I loved the Rocky and Bullwinkle Show! I always wondered what kind of grass the writers were smoking. Jay Ward and Alex Anderson created the show from another, called "Frostbite Falls Revue." It was about a group of forest animals running a TV station.
Did you know that the name (Bullwinkel) came from a man that Jay Ward knew? He owned a Ford dealership and had a big nose and a funny personality. What a perfect name for his moose.
The pilot of the series began with Rocky The Flying Squirrel in 1958. Eight months later, General Mills signed a deal to sponsor the cartoon only if the show ran in the late afternoon to target children. Ward hired the production staff of writers and designers. He convinced the advertising firm at General Mills to outsource the animation to a studio in Mexico.

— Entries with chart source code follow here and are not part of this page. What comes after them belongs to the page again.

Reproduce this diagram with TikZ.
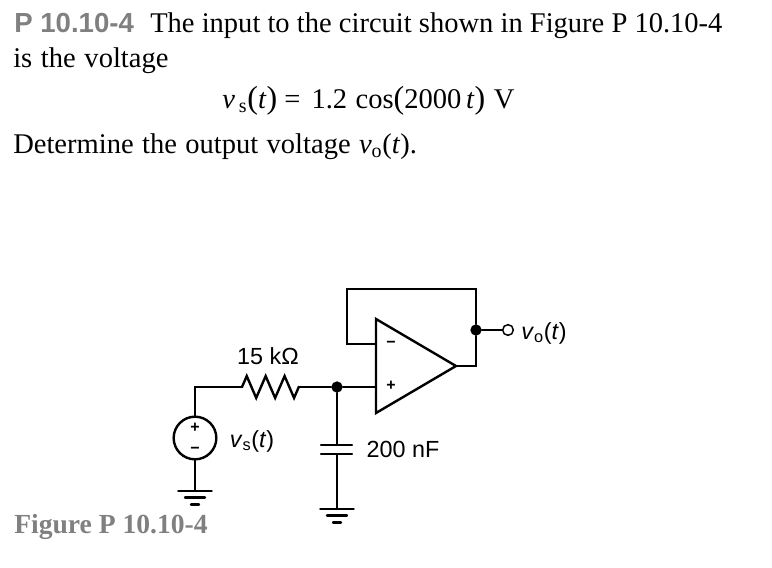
\documentclass[tikz,border=0pt]{standalone}
\usepackage{fontspec}
\setmainfont{Liberation Serif}
\setsansfont{Liberation Sans}
\usetikzlibrary{decorations.pathmorphing}
\definecolor{headgray}{HTML}{808080}
\tikzset{
  wire/.style={line width=1.8pt,line cap=round,line join=miter},
  dot/.style={circle,fill=black,inner sep=0pt,minimum size=8.5pt},
  term/.style={circle,draw,line width=1.1pt,fill=white,inner sep=0pt,minimum size=8pt},
  lbl/.style={font=\sffamily\fontsize{17.5}{20}\selectfont,inner sep=0pt},
  sign/.style={font=\sffamily\bfseries\fontsize{12}{12}\selectfont,inner sep=0pt},
  prose/.style={font=\fontsize{21.4}{24}\selectfont,anchor=base west,inner sep=0pt},
  head/.style={anchor=base west,inner sep=0pt,text=headgray},
  zig/.style={decorate,decoration={zigzag,segment length=14.2pt,amplitude=8.2pt}}
}
\newcommand{\bigp}[1]{{\fontsize{24}{24}\selectfont #1}}
\begin{document}
\begin{tikzpicture}[x=0.75pt,y=-0.75pt]
  \useasboundingbox (0,0) rectangle (772,568);

  % problem text
  \node[head,font=\sffamily\bfseries\fontsize{20.7}{22}\selectfont] (headno) at (14,32) {P 10.10-4};
  \node[prose] (line1) at (150,32) {The input to the circuit shown in Figure P 10.10-4};
  \node[prose] (line2) at (13,67) {\spaceskip=6.5pt is the voltage};
  \node[prose] (eqn) at (222,108) {\textit{v}\hspace{3pt}\textsubscript{s}\bigp{(}\textit{t}\bigp{)} = \hspace{3pt}1.2 \hspace{1pt}cos\bigp{(}2000\,\textit{t}\bigp{)} \hspace{1pt}V};
  \node[prose] (line3) at (13,153) {\spaceskip=6.3pt Determine the output voltage \textit{v}\textsubscript{o}(\textit{t}).};
  \node[head,font=\bfseries\fontsize{20.7}{22}\selectfont] (figcap) at (14,533) {Figure P 10.10-4};

  % op amp
  \coordinate (ampa) at (376,319);
  \coordinate (ampb) at (376,413);
  \coordinate (ampc) at (456,366);
  \draw[wire] (ampa) -- (ampb) -- (ampc) -- cycle;
  \node[sign] (minus) at (391,344) {−};
  \node[sign] (plus) at (391,386) {+};

  % source and resistor
  \node[circle,draw,line width=1.8pt,inner sep=0pt,minimum size=32pt] (vs) at (195,438) {};
  \node[sign] (vsp) at (195,428) {+};
  \node[sign] (vsm) at (195,450) {−};
  \coordinate (rleft) at (242,387);
  \coordinate (rright) at (299,387);
  \coordinate (vscorner) at (vs.north |- rleft);
  \draw[wire] (vs.north) -- (vscorner) -- (rleft);
  \draw[wire,zig] (rleft) -- (rright);

  % input node and capacitor
  \node[dot] (nin) at (337,387) {};
  \coordinate (ninp) at (ampa |- nin);
  \draw[wire] (rright) -- (nin) -- (ninp);
  \coordinate (captop) at (337,445);
  \coordinate (capbot) at (337,454);
  \draw[wire] (nin) -- (captop);
  \draw[wire] (321,445) -- (352,445);
  \draw[wire] (321,454) -- (352,454);

  % grounds
  \coordinate (gndc) at (337,509);
  \coordinate (gnds) at (vs.south |- 0,491);
  \draw[wire] (capbot) -- (gndc);
  \draw[wire] (vs.south) -- (gnds);
  \foreach \g in {gndc,gnds} {
    \draw[wire] ([xshift=-12.5pt]\g) -- ([xshift=12.5pt]\g);
    \draw[wire] ([xshift=-7.5pt,yshift=-5pt]\g) -- ([xshift=7.5pt,yshift=-5pt]\g);
    \draw[wire] ([xshift=-3pt,yshift=-10pt]\g) -- ([xshift=3pt,yshift=-10pt]\g);
  }

  % feedback and output
  \node[dot] (nout) at (476,330) {};
  \node[term] (vout) at (508,330) {};
  \coordinate (outcorner) at (nout |- ampc);
  \coordinate (fbright) at (nout |- 0,289);
  \coordinate (fbleft) at (347,289);
  \coordinate (nminus) at (ampa |- 0,344);
  \coordinate (fbdown) at (fbleft |- nminus);
  \draw[wire] (ampc) -- (outcorner) -- (nout) -- (fbright) -- (fbleft) -- (fbdown) -- (nminus);
  \draw[wire] (nout) -- (vout);

  % labels
  \node[lbl] (rlabel) at (268,356) {15 kΩ};
  \node[lbl] (clabel) at (403,449) {200 nF};
  \node[lbl] (vslabel) at (252,441) {\textit{v}\textsubscript{s}(\textit{t})};
  \node[lbl] (volabel) at (544,333) {\textit{v}\textsubscript{o}(\textit{t})};
\end{tikzpicture}
\end{document}
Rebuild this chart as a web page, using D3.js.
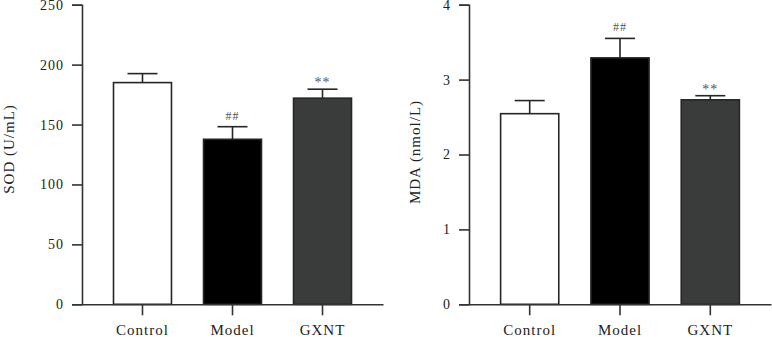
<!DOCTYPE html>
<html>
<head>
<meta charset="utf-8">
<script src="https://cdn.jsdelivr.net/npm/d3@7"></script>
<style>
  body { margin: 0; background: #fff; }
  svg text { font-family: "Liberation Serif", "DejaVu Serif", serif; fill: #222; }
</style>
</head>
<body>
<div id="chart"></div>
<script>
const groups = ["Control", "Model", "GXNT"];
const barColors = ["#ffffff", "#000000", "#3a3c3b"];

const sodMean = [185, 137.7, 172];
const sodErr = [7.5, 10.5, 7.5];
const sodMarks = ["", "##", "**"];
const sodTicks = [0, 50, 100, 150, 200, 250];

const mdaMean = [2.545, 3.29, 2.73];
const mdaErr = [0.175, 0.26, 0.055];
const mdaMarks = ["", "##", "**"];
const mdaTicks = [0, 1, 2, 3, 4];

const width = 772;
const height = 337;

const svg = d3.select("#chart")
  .append("svg")
  .attr("width", width)
  .attr("height", height);

// one panel: axis left at x0, axis right at x1
function drawPanel(x0, x1, means, errs, marks, ticks, yMax, label, labelX, labelY) {
  const top = 4.7, bottom = 304.3;

  const xScale = d3.scaleBand()
    .domain(groups)
    .range([x0, x1])
    .paddingInner(0.356)
    .paddingOuter(0.35);

  const yScale = d3.scaleLinear()
    .domain([0, yMax])
    .range([bottom, top]);

  const g = svg.append("g");

  // bars
  g.selectAll("rect.bar")
    .data(groups)
    .join("rect")
    .attr("class", "bar")
    .attr("x", d => xScale(d))
    .attr("y", (d, i) => yScale(means[i]))
    .attr("width", xScale.bandwidth())
    .attr("height", (d, i) => yScale(0) - yScale(means[i]))
    .attr("fill", (d, i) => barColors[i])
    .attr("stroke", "#262626")
    .attr("stroke-width", 1.6);

  // error bars (upper only)
  const cap = 15;
  groups.forEach(function (grp, i) {
    const cx = xScale(grp) + xScale.bandwidth() / 2;
    const yTop = yScale(means[i] + errs[i]);
    g.append("line")
      .attr("x1", cx).attr("x2", cx)
      .attr("y1", yScale(means[i])).attr("y2", yTop)
      .attr("stroke", "#262626").attr("stroke-width", 1.6);
    g.append("line")
      .attr("x1", cx - cap).attr("x2", cx + cap)
      .attr("y1", yTop).attr("y2", yTop)
      .attr("stroke", "#262626").attr("stroke-width", 1.6);
    if (marks[i]) {
      const star = marks[i] == "**";
      g.append("text")
        .attr("x", cx)
        .attr("y", yTop - (star ? 2 : 7))
        .attr("text-anchor", "middle")
        .attr("font-size", star ? "14px" : "12px")
        .attr("letter-spacing", "1px")
        .style("fill", "#555")
        .text(marks[i]);
    }
  });

  // y axis
  const yAxis = g.append("g")
    .attr("transform", "translate(" + x0 + ",0)")
    .call(d3.axisLeft(yScale).tickValues(ticks).tickSize(10).tickPadding(8).tickFormat(d3.format("d")));
  yAxis.selectAll("text")
    .attr("font-size", "14px")
    .attr("letter-spacing", "1px");

  // x axis
  const xAxis = g.append("g")
    .attr("transform", "translate(0," + bottom + ")")
    .call(d3.axisBottom(xScale).tickSize(11).tickSizeOuter(0));
  xAxis.selectAll("text")
    .attr("font-size", "15px")
    .attr("letter-spacing", "1px")
    .attr("y", 31)
    .attr("dy", 0);

  g.selectAll(".domain, .tick line")
    .attr("stroke", "#333")
    .attr("stroke-width", 1.6);

  // axis title
  g.append("text")
    .attr("transform", "translate(" + labelX + "," + labelY + ") rotate(-90)")
    .attr("text-anchor", "middle")
    .attr("dominant-baseline", "central")
    .attr("font-size", "15px")
    .attr("letter-spacing", "1px")
    .text(label);
}

drawPanel(82, 383, sodMean, sodErr, sodMarks, sodTicks, 250, "SOD (U/mL)", 9, 149);
drawPanel(469, 771, mdaMean, mdaErr, mdaMarks, mdaTicks, 4, "MDA (nmol/L)", 415, 152);
</script>
</body>
</html>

This move caused problems, though. The work was turned out to quickly and was not quality. Mustaches popped on and off of Boris, Bullwinkle's' antlers and colors would change, and costumes would disappear.
The first broadcast was in 1959 at ABC Television Network as Rocky And Friends. In 1961 the show moved to NBC and was called The Bullwinkle Show. In 1964, the show went back to ABC and was canceled in a year. Re-runs of the series still continue today.
General Mills still retains all of the United States television rights to the series. For a little flashback, some of the elements in the show were, Bullwinkle's Corner, Dudley Do-Right Of The Mounties, Aesop And Son, Peabody's Improbable, and Fractured Fairy Tales. Remember Boris And Natasha, the scheming villains, commanded by Mr. Big and Fearless Leader? There is so much to talk about in this series with puns and the narration, I could write about it all day.
Anyone live near Seattle? Check out the upcoming Bullwinkle Family Restaurant. Finally, a great quote from Bullwinkle, "Well, if you can't believe what you read in a comic book, what can you believe?"
Sunday, May 3, 2009
It's A Bird, It's A Plane, It's The Flying Nun!
Remember the TV show the Flying Nun? I always wanted to fly like that, but without being a nun. The show was inspired by a book called "The Fifteenth Pelican." The series was about the adventures of the Daughters Of Charity nuns in the convent San Tanco in Puerto Rico.
Patty duke was offered the role of Sister Bentrille, but declined. It was offered to Sally Field and she also turned it down. What's up with that? Nobody wants to be a flying nun? The role was then offered to Ronne Troup, but Sally changed her mind and got the part.
In the story, Sister Bertrille arrived to New York City from Chicago after being arrested for being involved in a protest. Now that's my kind of nun! She came from a family of doctors and decided to be a nun instead. Her real name was Elsie Ethrington. She could solve any problem that came her way by the ability to catch a passing breeze and fly.
She weighed 90 pounds and her head gear probably weighed more. The Roman Catholic Orders commended the show for humanizing nuns and their work.
There were problems with the series, as the story lines were limited and the writers struggled to create new situations for the nun.
Sally Fields was caught up in the role so much, that it was a difficult typecasting situation for her to overcome.
Another problem the producers had to deal with during the third and final season, was that Sally Field was noticeably pregnant with her first child. (Kind of hard to get off the ground like that!) How ironic for the public to see a skinny celibate nun pregnant. So, the problem was solved by using props and scenery to block her body from view. There also was a stunt woman for the flying scenes.
Thirty years later, televsion producers wanted to bring the series back, but Sally Field declined.